The live chat built into ICTDesk is also something Znuny doesn’t offer natively. Znuny handles real-time chat through third-party integrations — there’s no chat module in the core product. If you want live chat and ticket management from the same installed software without additional configuration, ICTDesk delivers that and Znuny doesn’t.

Team Size and Use Case

For a 3-person customer support team at a SaaS company handling billing questions and bug reports, ICTDesk is probably the right fit. Simple, fast, chat built in. For a 30-person IT department running ITIL processes at a mid-sized company — incidents, changes, problem tickets, asset-linked service requests — Znuny is the right fit, even though it takes longer to set up. The complexity pays for itself at that scope.

The edge case is a growing team that starts simple and needs more later. ICTDesk won’t scale into ITSM territory. Znuny can scale down but starting with it for a small team means a lot of configuration you don’t need yet. If you’re projecting fast growth toward complex support processes, Znuny’s learning curve might be worth paying up front.

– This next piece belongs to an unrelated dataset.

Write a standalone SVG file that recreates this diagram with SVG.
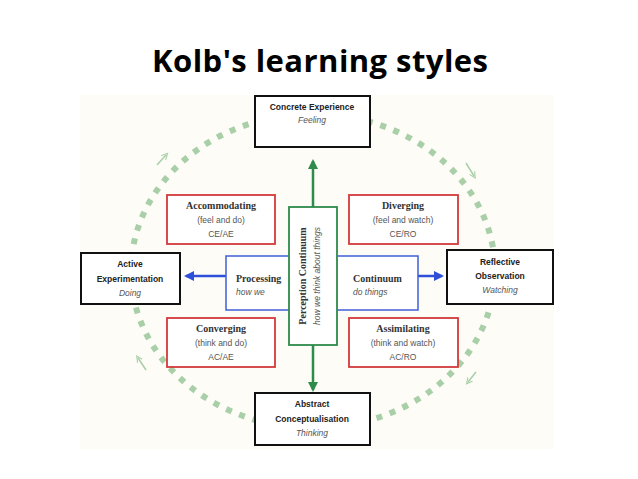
<svg xmlns="http://www.w3.org/2000/svg" width="638" height="479" viewBox="0 0 638 479">
<defs>
<style>
.b{fill:#fff;stroke:#111;stroke-width:2}
.r{fill:#fff;stroke:#d23a3a;stroke-width:1.8}
.t{font-family:"Liberation Sans",Arial,sans-serif;font-size:8.5px;fill:#222;text-anchor:middle}
.bd{font-weight:bold}
.it{font-style:italic;fill:#555}
.s{font-family:"Liberation Serif",serif;font-size:10px;font-weight:bold;fill:#333;text-anchor:middle}
.g{font-family:"Liberation Sans",Arial,sans-serif;font-size:8.5px;fill:#555;text-anchor:middle}
</style>
<marker id="ag" viewBox="0 0 10 10" refX="8" refY="5" markerWidth="4" markerHeight="4" orient="auto"><path d="M0,0L10,5L0,10z" fill="#2e8b4a"/></marker>
<marker id="ab" viewBox="0 0 10 10" refX="8" refY="5" markerWidth="4" markerHeight="4" orient="auto"><path d="M0,0L10,5L0,10z" fill="#2f4fd8"/></marker>
<marker id="al" viewBox="0 0 10 10" refX="5" refY="5" markerWidth="5" markerHeight="5" orient="auto"><path d="M0,1L8,5L0,9" fill="none" stroke="#a8cfa8" stroke-width="1.5"/></marker>
</defs>
<rect width="638" height="479" fill="#fff"/>
<text x="320" y="72" font-family="Open Sans,Liberation Sans,Arial,sans-serif" font-size="31" font-weight="bold" text-anchor="middle" textLength="336" fill="#000">Kolb's learning styles</text>
<rect x="80" y="95" width="474" height="354" fill="#fdfcf7"/>
<g id="cycle">
<ellipse cx="313" cy="271" rx="182" ry="157" fill="none" stroke="#a8cfa8" stroke-width="6" stroke-dasharray="6 8"/>
<path d="M157,165 L166,155" stroke="#a8cfa8" stroke-width="1.5" marker-end="url(#al)"/>
<path d="M466,163 L474,176" stroke="#a8cfa8" stroke-width="1.5" marker-end="url(#al)"/>
<path d="M476,372 L468,382" stroke="#a8cfa8" stroke-width="1.5" marker-end="url(#al)"/>
<path d="M146,370 L138,358" stroke="#a8cfa8" stroke-width="1.5" marker-end="url(#al)"/>
</g>
<g id="connectors">
<line x1="313" y1="207" x2="313" y2="161" stroke="#2e8b4a" stroke-width="2.5" marker-end="url(#ag)"/>
<line x1="313" y1="345" x2="313" y2="390" stroke="#2e8b4a" stroke-width="2.5" marker-end="url(#ag)"/>
<line x1="226" y1="276" x2="186" y2="276" stroke="#2f4fd8" stroke-width="2.5" marker-end="url(#ab)"/>
<line x1="418" y1="276" x2="442" y2="276" stroke="#2f4fd8" stroke-width="2.5" marker-end="url(#ab)"/>
</g>
<g id="processing">
<rect x="226" y="256" width="192" height="54" fill="#fff" stroke="#3f5fd8" stroke-width="1.5"/>
<text class="s" x="236" y="282" style="text-anchor:start">Processing</text>
<text class="t it" x="236" y="295" style="text-anchor:start">how we</text>
<text class="s" x="353" y="282" style="text-anchor:start">Continuum</text>
<text class="t it" x="353" y="295" style="text-anchor:start">do things</text>
</g>
<g id="perception">
<rect x="289" y="207" width="48" height="138" fill="#fff" stroke="#2e8b4a" stroke-width="1.8"/>
<text class="s" transform="translate(306,276) rotate(-90)">Perception Continuum</text>
<text class="t it" transform="translate(320,276) rotate(-90)">how we think about things</text>
</g>
<g id="ce"><rect class="b" x="255" y="96" width="115" height="51"/>
<text class="t bd" x="312" y="110">Concrete Experience</text><text class="t it" x="312" y="123">Feeling</text></g>
<g id="ac"><rect class="b" x="255" y="393" width="115" height="52"/>
<text class="t bd" x="312" y="407">Abstract</text><text class="t bd" x="312" y="422">Conceptualisation</text><text class="t it" x="312" y="436">Thinking</text></g>
<g id="ae"><rect class="b" x="81" y="253" width="99" height="51"/>
<text class="t bd" x="130" y="267">Active</text><text class="t bd" x="130" y="282">Experimentation</text><text class="t it" x="130" y="296">Doing</text></g>
<g id="ro"><rect class="b" x="447" y="250" width="106" height="54"/>
<text class="t bd" x="500" y="265">Reflective</text><text class="t bd" x="500" y="279">Observation</text><text class="t it" x="500" y="293">Watching</text></g>
<g id="accommodating"><rect class="r" x="167" y="195" width="108" height="49"/>
<text class="s" x="221" y="209">Accommodating</text><text class="g" x="221" y="223">(feel and do)</text><text class="g" x="221" y="237">CE/AE</text></g>
<g id="diverging"><rect class="r" x="349" y="195" width="109" height="49"/>
<text class="s" x="403" y="209">Diverging</text><text class="g" x="403" y="223">(feel and watch)</text><text class="g" x="403" y="237">CE/RO</text></g>
<g id="converging"><rect class="r" x="167" y="318" width="108" height="49"/>
<text class="s" x="221" y="332">Converging</text><text class="g" x="221" y="346">(think and do)</text><text class="g" x="221" y="360">AC/AE</text></g>
<g id="assimilating"><rect class="r" x="349" y="318" width="109" height="49"/>
<text class="s" x="403" y="332">Assimilating</text><text class="g" x="403" y="346">(think and watch)</text><text class="g" x="403" y="360">AC/RO</text></g>
</svg>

Frequently Asked Questions

Is Znuny really free, or is there a paid version you actually need?

Znuny LTS is free and open source — that’s the community version. Znuny for OTRS is a commercial variant with official support and additional modules. The free Znuny LTS is a complete, production-capable help desk. The paid version adds vendor support and some premium add-ons. For most self-hosted deployments, the free version is sufficient. The question is whether you have in-house expertise to support it, since you won’t have vendor support escalation on the free version.

How does ICTDesk’s live chat compare to adding a third-party chat tool to Znuny?

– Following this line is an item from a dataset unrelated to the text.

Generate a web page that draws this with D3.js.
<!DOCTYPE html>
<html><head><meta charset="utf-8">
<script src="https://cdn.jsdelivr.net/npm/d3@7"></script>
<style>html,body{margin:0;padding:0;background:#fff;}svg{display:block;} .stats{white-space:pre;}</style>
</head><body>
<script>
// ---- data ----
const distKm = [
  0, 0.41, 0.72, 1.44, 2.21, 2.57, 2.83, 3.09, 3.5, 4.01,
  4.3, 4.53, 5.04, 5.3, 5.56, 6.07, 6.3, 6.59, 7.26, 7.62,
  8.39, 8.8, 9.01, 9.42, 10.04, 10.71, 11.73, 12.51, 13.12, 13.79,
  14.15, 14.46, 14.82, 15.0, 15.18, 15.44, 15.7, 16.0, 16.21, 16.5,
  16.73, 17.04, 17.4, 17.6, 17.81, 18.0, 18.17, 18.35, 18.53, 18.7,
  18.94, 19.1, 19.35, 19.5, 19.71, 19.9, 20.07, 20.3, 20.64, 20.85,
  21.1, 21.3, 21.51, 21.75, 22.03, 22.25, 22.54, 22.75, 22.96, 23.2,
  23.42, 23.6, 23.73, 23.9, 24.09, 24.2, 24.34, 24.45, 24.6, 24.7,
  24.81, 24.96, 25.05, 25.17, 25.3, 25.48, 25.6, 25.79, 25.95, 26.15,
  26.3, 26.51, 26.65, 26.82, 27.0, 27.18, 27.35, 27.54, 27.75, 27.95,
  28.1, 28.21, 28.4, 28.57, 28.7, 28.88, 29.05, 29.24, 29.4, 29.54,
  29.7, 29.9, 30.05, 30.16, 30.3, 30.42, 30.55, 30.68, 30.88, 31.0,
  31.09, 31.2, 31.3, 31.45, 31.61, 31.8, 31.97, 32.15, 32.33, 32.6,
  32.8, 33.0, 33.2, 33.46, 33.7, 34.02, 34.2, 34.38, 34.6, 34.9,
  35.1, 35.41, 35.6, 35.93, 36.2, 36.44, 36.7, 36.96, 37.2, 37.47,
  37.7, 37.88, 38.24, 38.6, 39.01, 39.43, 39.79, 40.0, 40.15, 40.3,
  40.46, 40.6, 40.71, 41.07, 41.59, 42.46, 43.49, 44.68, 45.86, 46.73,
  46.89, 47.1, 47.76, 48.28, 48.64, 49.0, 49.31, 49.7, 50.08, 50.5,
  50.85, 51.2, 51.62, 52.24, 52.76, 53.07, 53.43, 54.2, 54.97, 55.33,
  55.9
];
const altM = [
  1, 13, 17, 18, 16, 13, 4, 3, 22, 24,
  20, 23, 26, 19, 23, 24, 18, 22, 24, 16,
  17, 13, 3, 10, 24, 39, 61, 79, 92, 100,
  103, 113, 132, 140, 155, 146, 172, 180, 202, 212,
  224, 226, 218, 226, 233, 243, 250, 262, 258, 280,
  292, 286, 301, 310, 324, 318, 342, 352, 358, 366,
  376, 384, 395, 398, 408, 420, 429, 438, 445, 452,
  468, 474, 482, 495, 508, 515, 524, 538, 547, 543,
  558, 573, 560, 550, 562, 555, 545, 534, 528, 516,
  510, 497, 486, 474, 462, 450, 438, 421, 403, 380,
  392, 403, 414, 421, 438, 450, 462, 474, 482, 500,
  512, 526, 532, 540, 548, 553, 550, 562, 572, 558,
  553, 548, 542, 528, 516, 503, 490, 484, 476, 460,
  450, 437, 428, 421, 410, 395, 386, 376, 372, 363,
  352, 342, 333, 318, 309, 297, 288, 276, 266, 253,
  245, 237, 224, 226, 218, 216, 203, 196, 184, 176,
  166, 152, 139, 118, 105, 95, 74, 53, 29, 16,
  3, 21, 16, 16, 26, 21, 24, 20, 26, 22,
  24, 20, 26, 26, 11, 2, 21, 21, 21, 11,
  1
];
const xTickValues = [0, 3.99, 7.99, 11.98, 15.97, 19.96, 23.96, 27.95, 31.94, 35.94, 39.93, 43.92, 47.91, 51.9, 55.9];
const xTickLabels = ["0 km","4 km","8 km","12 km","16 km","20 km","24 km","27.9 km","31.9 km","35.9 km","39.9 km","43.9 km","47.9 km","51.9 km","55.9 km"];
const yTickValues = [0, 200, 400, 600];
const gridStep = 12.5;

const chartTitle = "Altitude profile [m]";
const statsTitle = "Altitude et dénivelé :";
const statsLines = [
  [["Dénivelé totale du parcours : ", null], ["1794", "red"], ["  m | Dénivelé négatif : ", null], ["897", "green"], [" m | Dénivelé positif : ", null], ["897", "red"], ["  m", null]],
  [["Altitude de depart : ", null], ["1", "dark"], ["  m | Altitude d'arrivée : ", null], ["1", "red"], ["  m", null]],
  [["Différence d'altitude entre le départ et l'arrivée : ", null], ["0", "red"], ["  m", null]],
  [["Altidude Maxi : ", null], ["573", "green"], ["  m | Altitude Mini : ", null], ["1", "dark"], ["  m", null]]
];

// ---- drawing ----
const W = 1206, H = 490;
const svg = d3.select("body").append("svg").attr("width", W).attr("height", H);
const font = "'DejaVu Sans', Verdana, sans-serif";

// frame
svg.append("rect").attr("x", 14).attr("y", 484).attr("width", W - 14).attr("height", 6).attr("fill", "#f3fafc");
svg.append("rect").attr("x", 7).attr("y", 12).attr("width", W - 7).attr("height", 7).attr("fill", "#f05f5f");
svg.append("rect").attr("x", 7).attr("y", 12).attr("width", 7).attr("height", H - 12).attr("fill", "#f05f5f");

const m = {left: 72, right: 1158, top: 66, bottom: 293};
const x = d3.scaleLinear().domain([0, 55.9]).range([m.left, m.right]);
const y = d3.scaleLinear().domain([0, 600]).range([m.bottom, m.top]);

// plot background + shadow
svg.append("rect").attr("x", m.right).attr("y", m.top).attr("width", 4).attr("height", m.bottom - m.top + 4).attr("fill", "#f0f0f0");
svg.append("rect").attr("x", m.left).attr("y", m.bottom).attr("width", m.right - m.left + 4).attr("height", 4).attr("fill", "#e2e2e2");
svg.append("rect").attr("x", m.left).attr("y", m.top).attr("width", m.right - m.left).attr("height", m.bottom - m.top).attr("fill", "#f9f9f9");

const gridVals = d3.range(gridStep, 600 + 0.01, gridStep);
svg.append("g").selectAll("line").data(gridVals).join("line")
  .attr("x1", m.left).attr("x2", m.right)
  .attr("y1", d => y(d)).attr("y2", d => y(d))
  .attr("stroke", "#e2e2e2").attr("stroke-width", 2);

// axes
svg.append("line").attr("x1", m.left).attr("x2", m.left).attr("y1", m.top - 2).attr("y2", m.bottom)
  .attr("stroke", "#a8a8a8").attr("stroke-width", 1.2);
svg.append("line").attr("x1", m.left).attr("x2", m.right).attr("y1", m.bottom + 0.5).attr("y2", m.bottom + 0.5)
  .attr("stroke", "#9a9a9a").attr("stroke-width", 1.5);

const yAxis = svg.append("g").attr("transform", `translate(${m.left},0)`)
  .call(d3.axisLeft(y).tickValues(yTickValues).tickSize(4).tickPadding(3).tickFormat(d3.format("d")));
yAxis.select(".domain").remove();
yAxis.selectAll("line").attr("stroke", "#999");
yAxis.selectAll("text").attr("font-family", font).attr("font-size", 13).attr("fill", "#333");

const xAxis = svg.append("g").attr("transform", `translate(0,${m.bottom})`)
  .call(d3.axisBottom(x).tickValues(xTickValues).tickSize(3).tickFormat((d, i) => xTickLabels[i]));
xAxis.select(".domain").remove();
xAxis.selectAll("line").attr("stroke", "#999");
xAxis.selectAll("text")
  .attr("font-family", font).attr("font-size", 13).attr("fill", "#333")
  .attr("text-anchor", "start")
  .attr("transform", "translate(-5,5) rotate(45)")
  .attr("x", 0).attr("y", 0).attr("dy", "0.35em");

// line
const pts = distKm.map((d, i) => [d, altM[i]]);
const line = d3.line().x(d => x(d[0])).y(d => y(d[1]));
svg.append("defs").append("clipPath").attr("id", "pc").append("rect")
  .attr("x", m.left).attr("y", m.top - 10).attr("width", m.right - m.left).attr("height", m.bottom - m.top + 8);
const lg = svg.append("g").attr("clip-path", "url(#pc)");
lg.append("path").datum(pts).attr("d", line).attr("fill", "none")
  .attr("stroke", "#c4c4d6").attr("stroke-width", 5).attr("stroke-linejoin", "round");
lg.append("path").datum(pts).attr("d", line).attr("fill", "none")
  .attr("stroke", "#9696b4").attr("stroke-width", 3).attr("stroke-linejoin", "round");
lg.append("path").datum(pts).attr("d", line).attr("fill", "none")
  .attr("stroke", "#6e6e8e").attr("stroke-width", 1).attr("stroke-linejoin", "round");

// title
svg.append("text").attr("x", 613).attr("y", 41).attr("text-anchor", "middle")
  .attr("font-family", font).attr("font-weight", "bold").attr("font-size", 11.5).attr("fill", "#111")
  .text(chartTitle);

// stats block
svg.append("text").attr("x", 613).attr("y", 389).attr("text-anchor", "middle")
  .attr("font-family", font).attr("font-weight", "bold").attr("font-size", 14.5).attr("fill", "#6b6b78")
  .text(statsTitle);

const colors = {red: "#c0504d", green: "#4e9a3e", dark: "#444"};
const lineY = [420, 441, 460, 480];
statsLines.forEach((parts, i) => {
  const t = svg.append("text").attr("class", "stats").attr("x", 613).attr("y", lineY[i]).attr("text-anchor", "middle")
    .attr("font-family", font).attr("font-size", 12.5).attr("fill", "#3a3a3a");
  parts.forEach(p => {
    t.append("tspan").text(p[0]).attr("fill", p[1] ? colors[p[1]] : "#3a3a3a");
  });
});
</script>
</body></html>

ICTDesk’s live chat is native — it’s the same codebase, same database, same agent interface as the ticket system. Chat conversations convert to tickets directly without any integration work. Znuny with a third-party chat tool means two separate products, two logins (or an SSO setup), chat data in one system and ticket data in another, and a sync/integration layer between them. For teams that want chat and tickets together, ICTDesk’s native approach is meaningfully simpler operationally.

Can ICTDesk handle IT service desk use cases or is it only for customer support?

ICTDesk works for basic IT helpdesk — employee requests, IT tickets, SLA management, assignment to IT staff. It doesn’t have ITSM modules for change management, problem management, or CMDB. If your IT team needs those process controls, ICTDesk won’t cover them. If you just need IT tickets managed and resolved, it handles that without the complexity overhead of a full ITSM platform.

What’s the typical setup time for each platform?

ICTDesk: a few hours on a standard Linux server with the web installer. Basic configuration (email fetching, queues, users) adds another hour or two. Most teams are live the same day. Znuny: the installation takes an hour but expect 2-5 days of configuration to get queues, roles, SLAs, email, and process workflows set up correctly. The Znuny community forum and documentation are good, but there’s a genuine learning curve that shorter guides undersell.

Does Znuny have a knowledge base accessible to customers, not just agents?

Znuny has a customer-facing FAQ module that can be published publicly. Customers can search it before submitting a ticket. The FAQ integrates with the customer portal where clients log in to submit and track tickets. It’s not as polished as Freshdesk’s self-service portal, but it functions. ICTDesk doesn’t have a customer-facing knowledge base at all.